A lo sumo, ha puesto de ejemplo a la corte secreta que autoriza la vigilancia.
Pero ese ejemplo ilustra exactamente lo contrario. La corte se compone de
jueces a los que aprueba, mediante exámenes de antecedentes a ellos y sus
familiares, la propia comunidad de inteligencia a la que se supone que vigilen.
Solamente el gobierno y sus aliados pueden presentar alegatos ante ella, nunca
la otra parte, ni tampoco organizaciones cívicas que supervisan al gobierno. Un
resultado previsible es que apenas ha negado 11 órdenes de vigilancia de casi
34,000 que le ha solicitado el gobierno desde 1979.
El miedo al terrorismo y el desprecio
a los terroristas contribuyen a que muchos norteamericanos parezcan resignados
a la vigilancia secreta sin recibir mayores explicaciones oficiales. Se imaginan
que la cosa no va con ellos. O parecen dispuestos a dejarse fisgonear a cambio
de seguridad.

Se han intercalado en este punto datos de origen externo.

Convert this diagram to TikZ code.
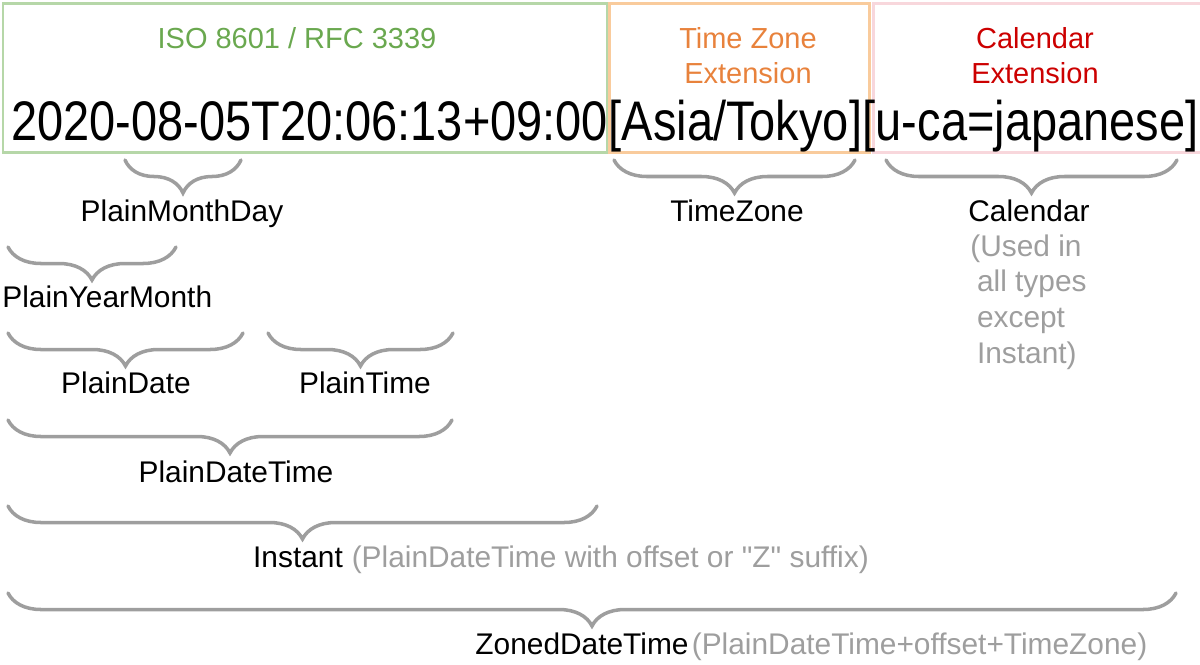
\documentclass[tikz,border=0pt]{standalone}
\usepackage{fontspec}
\setmainfont{Liberation Sans}[Ligatures=TeXOff]
\newfontfamily\stampfont{Liberation Sans}[FakeStretch=0.842]
\usetikzlibrary{decorations.pathreplacing}
\definecolor{isogreen}{HTML}{6AA84F}
\definecolor{isoframe}{HTML}{B6D7A8}
\definecolor{tzorange}{HTML}{E8823C}
\definecolor{tzframe}{HTML}{F9CB9C}
\definecolor{calred}{HTML}{CC0000}
\definecolor{calframe}{HTML}{F8D7DC}
\definecolor{bracegray}{HTML}{9E9E9E}
\begin{document}
\begin{tikzpicture}[x=0.02cm,y=-0.02cm,
    lbl/.style={inner sep=0pt,anchor=base,font=\fontsize{17}{20.4}\selectfont},
    note/.style={lbl,text=bracegray},
    head/.style={inner sep=0pt,anchor=north,align=center,font=\fontsize{16.5}{19.8}\selectfont},
    stamp/.style={inner sep=0pt,anchor=base west,font=\stampfont\fontsize{31.75}{36}\selectfont},
    brc/.style={draw=bracegray,line width=2pt,line cap=round,decorate,
      decoration={brace,mirror,amplitude=0.66cm}}]
  \useasboundingbox (0,0) rectangle (1200,664);
  \draw[isoframe,line width=1.7pt] (3,3) rectangle (607,152);
  \draw[tzframe,line width=1.7pt] (609,3) rectangle (869,152);
  \draw[calframe,line width=1.7pt] (873,3) rectangle (1204,152);
  \node[head,text=isogreen] (isohead) at (297,27) {ISO 8601 / RFC 3339};
  \node[head,text=tzorange] (tzhead) at (748,27) {Time Zone\\Extension};
  \node[head,text=calred] (calhead) at (1035,27) {Calendar\\Extension};
  \node[stamp] (isostr) at (11,140) {2020-08-05T20:06:13+09:00};
  \node[stamp] (tzstr) at (isostr.base east) {[Asia/Tokyo]};
  \node[stamp] (calstr) at (tzstr.base east) {[u-ca=japanese]};
  \draw[brc] (125,160) -- (241,160);
  \draw[brc] (614,160) -- (855,160);
  \draw[brc] (886,160) -- (1177,160);
  \draw[brc] (8,247) -- (176,247);
  \draw[brc] (8,333) -- (243,333);
  \draw[brc] (268,333) -- (453,333);
  \draw[brc] (8,420) -- (452,420);
  \draw[brc] (8,506) -- (597,506);
  \draw[brc] (8,593) -- (1176,593);
  \node[lbl] (monthday) at (182,221) {PlainMonthDay};
  \node[lbl] (timezone) at (737,221) {TimeZone};
  \node[lbl] (calendar) at (1029,221) {Calendar};
  \node[note,anchor=north west,align=left] (calnote) at (970,234)
    {(Used in\\\hspace{3.8pt}all types\\\hspace{3.8pt}except\\\hspace{3.8pt}Instant)};
  \node[lbl,anchor=base west] (yearmonth) at (2,307) {PlainYearMonth};
  \node[lbl] (date) at (126,393) {PlainDate};
  \node[lbl] (time) at (365,393) {PlainTime};
  \node[lbl] (datetime) at (236,482) {PlainDateTime};
  \node[lbl] (instant) at (298,567) {Instant};
  \node[note,anchor=base west] (instnote) at ([xshift=4.7pt]instant.base east)
    {(PlainDateTime with offset or "Z" suffix)};
  \node[lbl] (zoned) at (582,654) {ZonedDateTime};
  \node[note,anchor=base west] (zonednote) at ([xshift=1.5pt]zoned.base east)
    {(PlainDateTime+offset+TimeZone)};
\end{tikzpicture}
\end{document}
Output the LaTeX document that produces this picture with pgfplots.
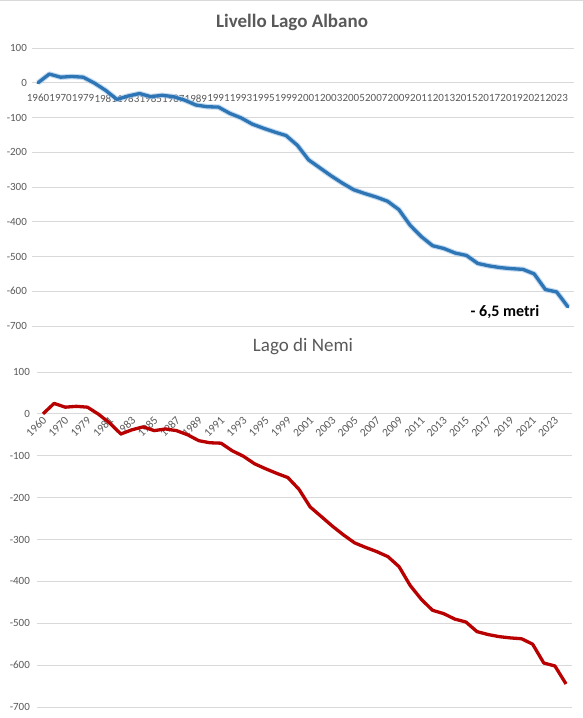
\documentclass[border=0pt]{standalone}
\usepackage{fontspec}
\setmainfont{Carlito}
\usepackage{pgfplots}
\pgfplotsset{compat=1.18}
\usepackage{pgfplotstable}
\definecolor{txt}{HTML}{595959}
\definecolor{grd}{HTML}{D9D9D9}
\definecolor{lblue}{HTML}{2E75B6}
\definecolor{glow}{HTML}{9DC3E6}
\definecolor{lred}{HTML}{B80000}

\pgfplotstableread{
x y
0 0
1 25
2 16
3 18
4 16
5 -1
6 -22
7 -48
8 -38
9 -31
10 -40
11 -36
12 -40
13 -50
14 -64
15 -69
16 -70
17 -88
18 -101
19 -119
20 -131
21 -142
22 -152
23 -180
24 -222
25 -245
26 -268
27 -289
28 -308
29 -319
30 -329
31 -341
32 -365
33 -410
34 -443
35 -469
36 -477
37 -490
38 -497
39 -520
40 -527
41 -532
42 -535
43 -537
44 -550
45 -595
46 -602
47 -645
}\levels

\begin{document}
\begin{tikzpicture}
\useasboundingbox (0pt,0pt) rectangle (583pt,718pt);
\draw[grd, line width=1pt] (0pt,717.5pt) -- (583pt,717.5pt);
\pgfplotsset{common/.style={
  scale only axis, xmin=-0.5, xmax=47.5, ymin=-700, ymax=100,
  ytick={-700,-600,...,100}, xtick={0,2,...,46},
  xticklabels={1960,1970,1979,1981,1983,1985,1987,1989,1991,1993,1995,1999,2001,2003,2005,2007,2009,2011,2013,2015,2017,2019,2021,2023},
  axis line style={draw=none}, tick style={draw=none},
  ymajorgrids, grid style={grd, line width=0.9pt},
  tick label style={font=\fontsize{11}{13}\selectfont, text=txt},
  /pgf/number format/assume math mode=true,
  clip=false}}

\begin{axis}[common, anchor=south west, at={(32.4pt,392pt)}, width=541.2pt, height=278pt,
  xticklabel style={yshift=235pt}, yticklabel style={xshift=-2pt}]
\addplot[glow, line width=5.5pt, opacity=0.6, line join=round] table {\levels};
\addplot[lblue, line width=3.3pt, line join=round, line cap=round] table {\levels};
\end{axis}

\begin{axis}[common, anchor=south west, at={(37.4pt,11pt)}, width=534.2pt, height=335pt,
  yticklabel style={xshift=-4pt},
  xticklabel style={font=\fontsize{11.5}{13}\selectfont, yshift=291pt, xshift=4pt, rotate=45, anchor=east}]
\addplot[lred, line width=3.3pt, line join=round] table {\levels};
\end{axis}

\node[font=\fontsize{19}{22}\selectfont\bfseries, text=txt] at (292pt,696pt) {Livello Lago Albano};
\node[font=\fontsize{16}{19}\selectfont\bfseries] at (505pt,406pt) {- 6,5 metri};
\node[font=\fontsize{19}{22}\selectfont, text=txt] at (303pt,371pt) {Lago di Nemi};
\end{tikzpicture}
\end{document}
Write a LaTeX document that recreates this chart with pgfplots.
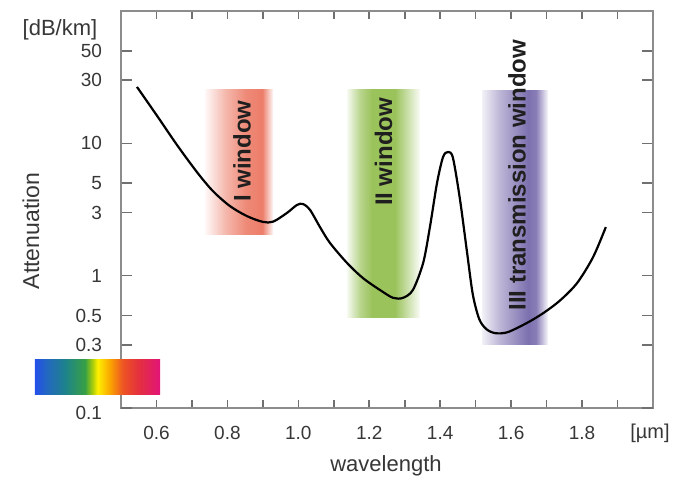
\documentclass[border=0pt]{standalone}
\usepackage{pgfplots}
\pgfplotsset{compat=1.18}
\usepackage{fontspec}
\setmainfont{Liberation Sans}
\definecolor{axgray}{RGB}{140,140,140}
\definecolor{txtgray}{RGB}{55,55,55}
\definecolor{bred}{RGB}{236,125,105}
\definecolor{bgreen}{RGB}{155,195,92}
\definecolor{bpurple}{RGB}{125,112,175}
\definecolor{s0}{RGB}{35,80,235}
\definecolor{s1}{RGB}{35,105,190}
\definecolor{s2}{RGB}{30,130,140}
\definecolor{s3}{RGB}{55,160,70}
\definecolor{s4}{RGB}{170,205,10}
\definecolor{s5}{RGB}{255,240,0}
\definecolor{s6}{RGB}{250,165,0}
\definecolor{s7}{RGB}{238,85,35}
\definecolor{s8}{RGB}{228,50,60}
\definecolor{s9}{RGB}{225,20,120}
\pgfdeclarehorizontalshading{spectrum}{100bp}{color(0bp)=(s0); color(25bp)=(s0); color(30bp)=(s1); color(37bp)=(s2); color(45bp)=(s3); color(48bp)=(s4); color(50bp)=(s5); color(55bp)=(s6); color(60bp)=(s7); color(66bp)=(s8); color(75bp)=(s9); color(100bp)=(s9)}
\pgfdeclarehorizontalshading{bandred}{100bp}{color(0bp)=(bred!5); color(25bp)=(bred!5); color(40bp)=(bred!55); color(55bp)=(bred!90); color(67bp)=(bred); color(75bp)=(bred!5); color(100bp)=(bred!5)}
\pgfdeclarehorizontalshading{bandgreen}{100bp}{color(0bp)=(bgreen!8); color(25bp)=(bgreen!8); color(34bp)=(bgreen!70); color(42bp)=(bgreen); color(58bp)=(bgreen); color(75bp)=(bgreen!5); color(100bp)=(bgreen!5)}
\pgfdeclarehorizontalshading{bandpurple}{100bp}{color(0bp)=(bpurple!10); color(25bp)=(bpurple!10); color(38bp)=(bpurple!50); color(60bp)=(bpurple); color(66bp)=(bpurple!90); color(75bp)=(bpurple!5); color(100bp)=(bpurple!5)}
\begin{document}
\begin{tikzpicture}
\begin{axis}[
  scale only axis, width=266bp, height=198.5bp,
  at={(0,0)}, anchor=south west,
  xmin=0.5, xmax=2.0, ymode=log, ymin=0.1, ymax=100,
  clip=false,
  xtick={0.6,0.7,0.8,0.9,1.0,1.1,1.2,1.3,1.4,1.5,1.6,1.7,1.8,1.9},
  xticklabels={0.6,,0.8,,1.0,,1.2,,1.4,,1.6,,1.8,},
  ytick={0.3,0.5,1,3,5,10,30,50},
  yticklabels={0.3,0.5,1,3,5,10,30,50},
  extra y ticks={0.1}, extra y tick labels={0.1},
  extra y tick style={yticklabel style={yshift=-2.5bp}, major tick length=0pt},
  minor tick num=0, minor y tick style={draw=none},
  tick align=inside,
  axis line style={axgray, line width=0.8bp},
  tick style={color=axgray!80!black, line width=0.8bp},
  xtick style={/pgfplots/major tick length=3.8bp},
  ytick style={/pgfplots/major tick length=5.5bp},
  ticklabel style={font=\fontsize{9.5bp}{11bp}\selectfont, text=txtgray},
  xticklabel style={yshift=-5.5bp},
  yticklabel style={xshift=-6bp},
]
\addplot[draw=none, shade, shading=bandred] coordinates {(0.737,2.03) (0.929,2.03) (0.929,25.3) (0.737,25.3)};
\addplot[draw=none, shade, shading=bandgreen] coordinates {(1.137,0.48) (1.343,0.48) (1.343,25.3) (1.137,25.3)};
\addplot[draw=none, shade, shading=bandpurple] coordinates {(1.518,0.30) (1.704,0.30) (1.704,24.9) (1.518,24.9)};
\addplot[black, line width=1.1bp, smooth, tension=0.5] coordinates {
(0.545,26.7) (0.602,16.1) (0.658,9.71) (0.714,6.07) (0.759,4.36)
(0.807,3.36) (0.855,2.82) (0.900,2.55) (0.929,2.56) (0.968,2.98) (0.996,3.42)
(1.013,3.48) (1.033,3.14) (1.061,2.33) (1.089,1.77) (1.137,1.25) (1.182,0.96)
(1.230,0.78) (1.267,0.68) (1.295,0.68) (1.323,0.78) (1.352,1.25) (1.371,2.33)
(1.391,5.01) (1.408,7.88) (1.422,8.60) (1.436,7.75) (1.456,3.73) (1.476,1.48)
(1.492,0.72) (1.510,0.47) (1.530,0.395) (1.555,0.368) (1.590,0.374) (1.645,0.44)
(1.690,0.52) (1.738,0.65) (1.786,0.88) (1.831,1.38) (1.867,2.33)};
\node[rotate=90, font=\bfseries\fontsize{12bp}{14bp}\selectfont, text=black!88] at (axis cs:0.841,8.75) {I window};
\node[rotate=90, font=\bfseries\fontsize{12bp}{14bp}\selectfont, text=black!88] at (axis cs:1.240,8.6) {II window};
\node[rotate=90, font=\bfseries\fontsize{12bp}{14bp}\selectfont, text=black!88] at (axis cs:1.617,5.76) {III transmission window};
\end{axis}
\shade[shading=spectrum] (-43bp,6.5bp) rectangle (19.5bp,24bp);
\node[font=\fontsize{11bp}{13bp}\selectfont, text=txtgray] at (-30.5bp,189bp) {[dB/km]};
\node[rotate=90, font=\fontsize{11.5bp}{13bp}\selectfont, text=txtgray] at (-45bp,88.5bp) {Attenuation};
\node[font=\fontsize{11bp}{13bp}\selectfont, text=txtgray] at (132.5bp,-29bp) {wavelength};
\node[font=\fontsize{10bp}{12bp}\selectfont, text=txtgray] at (264.5bp,-12.5bp) {[µm]};
\pgfresetboundingbox
\path (-60.5bp,-37.5bp) rectangle (278bp,204bp);
\end{tikzpicture}
\end{document}
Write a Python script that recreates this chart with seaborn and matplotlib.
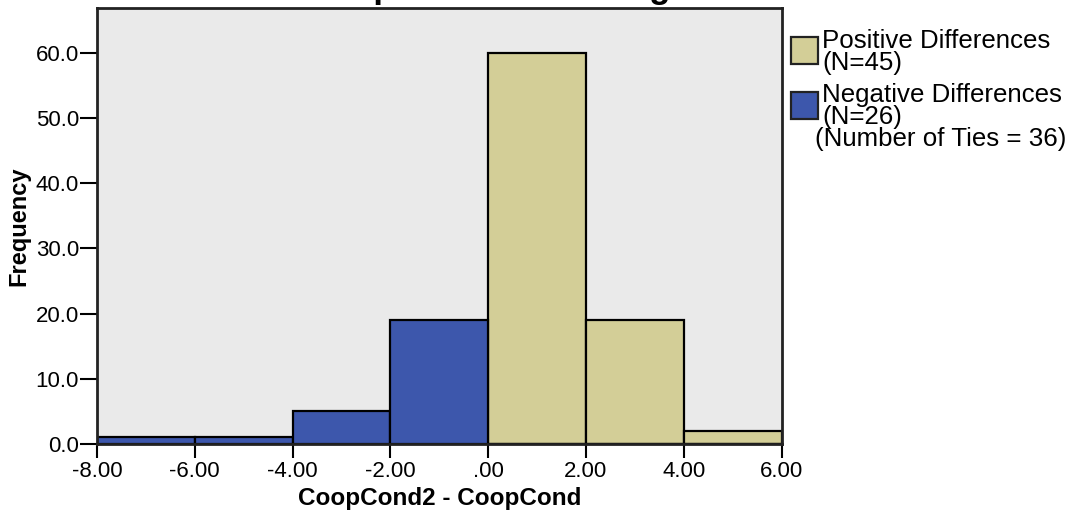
import numpy as np
import pandas as pd
import seaborn as sns
import matplotlib
matplotlib.use("Agg")
import matplotlib.pyplot as plt
from matplotlib.patches import Rectangle

# Histogram of paired differences (CoopCond2 - CoopCond)
bin_edges = [-8, -6, -4, -2, 0, 2, 4, 6]
bin_counts = [1, 1, 5, 19, 60, 19, 2]
bin_sign = ["Negative", "Negative", "Negative", "Negative", "Positive", "Positive", "Positive"]

x_ticks = [-8, -6, -4, -2, 0, 2, 4, 6]
x_tick_labels = ["-8.00", "-6.00", "-4.00", "-2.00", ".00", "2.00", "4.00", "6.00"]
y_ticks = [0, 10, 20, 30, 40, 50, 60]
y_tick_labels = ["0.0", "10.0", "20.0", "30.0", "40.0", "50.0", "60.0"]

legend_labels = ["Positive Differences\n(N=45)", "Negative Differences\n(N=26)"]
ties_label = "(Number of Ties = 36)"
title = "Related-Samples Wilcoxon Signed Rank Test"

colors = {"Positive": "#D3CE97", "Negative": "#3D57AC"}

sns.set_style("white")
plt.rcParams["font.family"] = ["Liberation Sans", "DejaVu Sans"]
plt.rcParams["text.color"] = "black"
plt.rcParams["axes.labelcolor"] = "black"
plt.rcParams["xtick.color"] = "black"
plt.rcParams["ytick.color"] = "black"

edges = np.array(bin_edges, dtype=float)
df = pd.DataFrame({
    "diff": (edges[:-1] + edges[1:]) / 2,
    "count": bin_counts,
    "sign": bin_sign,
})

fig = plt.figure(figsize=(10.79, 5.22), dpi=100)
ax = fig.add_axes([0.0899, 0.1494, 0.6344, 0.8353])
ax.set_facecolor("#EAEAEA")

sns.histplot(data=df, x="diff", weights="count", bins=bin_edges, hue="sign",
             palette=colors, multiple="layer", alpha=1, edgecolor="black",
             linewidth=1.6, legend=False, ax=ax)

ax.set_xlim(bin_edges[0], bin_edges[-1])
ax.set_ylim(0, 66.9)
ax.set_xticks(x_ticks)
ax.set_xticklabels(x_tick_labels)
ax.set_yticks(y_ticks)
ax.set_yticklabels(y_tick_labels)
ax.tick_params(axis="x", direction="out", length=10, width=1.5, color="black",
               labelsize=16, labelcolor="black", pad=2, bottom=True)
ax.tick_params(axis="y", direction="out", length=12, width=1.5, color="black",
               labelsize=16, labelcolor="black", pad=1, left=True)
for s in ax.spines.values():
    s.set_color("#222222")
    s.set_linewidth(2.0)

ax.set_xlabel("CoopCond2 - CoopCond", fontsize=17.5, fontweight="bold",
              labelpad=4, color="black")
ax.set_ylabel("Frequency", fontsize=17, fontweight="bold", labelpad=4,
              color="black")

fig.text(534 / 1079, 1 + 2.2 / 522, title, fontsize=25, fontweight="bold",
         ha="center", va="baseline", color="black")

# Legend swatches with labels
W, H = 1079.0, 522.0
sw = 27
for i, (lab, key) in enumerate(zip(legend_labels, ["Positive", "Negative"])):
    top = 37 + i * 55
    fig.add_artist(Rectangle((791 / W, 1 - (top + sw) / H), sw / W, sw / H,
                             transform=fig.transFigure, facecolor=colors[key],
                             edgecolor="#222222", linewidth=1.6))
    fig.text(822 / W, 1 - (29 + i * 54) / H, lab, fontsize=18.6, ha="left",
             va="top", linespacing=0.9, color="black")
fig.text(815 / W, 1 - 127 / H, ties_label, fontsize=18.6, ha="left", va="top",
         color="black")

fig.savefig("out.png", dpi=100)
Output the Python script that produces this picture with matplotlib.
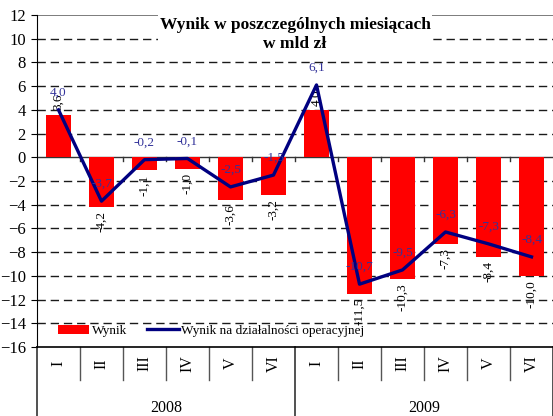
import matplotlib
matplotlib.use("Agg")
import matplotlib.pyplot as plt
import matplotlib.transforms as mtransforms
import numpy as np

plt.rcParams['font.family'] = ['Liberation Serif', 'DejaVu Serif']

months = ['I', 'II', 'III', 'IV', 'V', 'VI', 'I', 'II', 'III', 'IV', 'V', 'VI']
years = ['2008', '2009']
wynik = [3.6, -4.2, -1.1, -1.0, -3.6, -3.2, 4.0, -11.5, -10.3, -7.3, -8.4, -10.0]
wynik_oper = [4.0, -3.7, -0.2, -0.1, -2.5, -1.5, 6.1, -10.7, -9.5, -6.3, -7.3, -8.4]


def fmt(v):
    return f"{v:.1f}".replace('.', ',')


W, H = 553, 416
fig = plt.figure(figsize=(W / 100, H / 100), dpi=100)
ax = fig.add_axes([37 / W, (H - 347) / H, (W - 37) / W, (347 - 15) / H])

x = np.arange(len(months))
ax.set_xlim(-0.5, len(months) - 0.5)
ax.set_ylim(-16, 12)

# dashed grid
for gy in range(-14, 12, 2):
    if gy == 0:
        continue
    ax.axhline(gy, color='#1a1a1a', lw=1.0, dashes=(6, 3.5), zorder=0)
ax.axhline(12, color='#666666', lw=1.2, zorder=0)
ax.axhline(0, color='#333333', lw=1.0, zorder=1)
for b in np.arange(0.5, len(months) - 1, 1.0):
    ax.plot([b, b], [0, -0.35], color='#333333', lw=1.0, zorder=1)

bars = ax.bar(x, wynik, width=0.6, color='#ff0000', zorder=2, label='Wynik')
line, = ax.plot(x, wynik_oper, color='#000080', lw=2.4, zorder=4,
                label='Wynik na działalności operacyjnej')

for xi, v in zip(x, wynik):
    ax.annotate(fmt(v), (xi, v), xytext=(0, 3 if v > 0 else -3),
                textcoords='offset points', rotation=90, ha='center',
                va='bottom' if v > 0 else 'top', fontsize=9.5, color='black',
                zorder=3)

for xi, v in zip(x, wynik_oper):
    ax.annotate(fmt(v), (xi, v), xytext=(0, 8), textcoords='offset points',
                ha='center', va='bottom', fontsize=9.5, color='#33339a', zorder=5)

# axes styling
for s in ['top', 'right']:
    ax.spines[s].set_visible(False)
ax.spines['left'].set_color('black')
ax.spines['bottom'].set_color('black')
ax.spines['bottom'].set_linewidth(1.2)
ax.set_yticks(range(-16, 13, 2))
ax.tick_params(axis='y', direction='out', length=4, labelsize=12, pad=4)
ax.set_xticks([])

# category axis: months and years under the plot
trans = mtransforms.blended_transform_factory(ax.transData, ax.transAxes)
for b in np.arange(0.5, len(months) - 1, 1.0):
    if b == 5.5:
        continue
    ax.plot([b, b], [0, -0.1], transform=trans, color='#555555', lw=1.0,
            clip_on=False)
for b in [-0.5, 5.5, 11.5]:
    ax.plot([b, b], [0, -0.21], transform=trans, color='#333333', lw=1.2,
            clip_on=False)
for xi, m in zip(x, months):
    ax.text(xi, -0.05, m, transform=trans, rotation=90, ha='center',
            va='center', fontsize=11.5)
for i, yr in enumerate(years):
    ax.text(2.5 + 6 * i, -0.185, yr, transform=trans, ha='center',
            va='center', fontsize=11.5)

ax.text(0.5, 0.995, 'Wynik w poszczególnych miesiącach\nw mld zł',
        transform=ax.transAxes, ha='center', va='top', fontsize=12.5,
        fontweight='bold', linespacing=1.25, zorder=6,
        bbox=dict(facecolor='white', edgecolor='none', pad=1))

ax.legend(handles=[bars, line], loc='lower left', bbox_to_anchor=(0.03, 0.015),
          ncol=2, frameon=False, fontsize=9.5, handlelength=2.4,
          handletextpad=0.2, columnspacing=1.5, borderaxespad=0)

fig.savefig('out.png', dpi=100)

A ellos les dedicó Benjamin Franklin su famosa advertencia de que
“aquellos que renuncian a la libertad esencial para obtener un poco de
seguridad temporal, no se merecen ni la libertad ni la seguridad”. El gobierno
siempre está a tiempo de atenuar esa falsa disyuntiva defendiendo en público,
con argumentos convincentes, los programas de vigilancia, aunque sea con un
ápice del celo que muestra en perseguir al hombre que los denunció.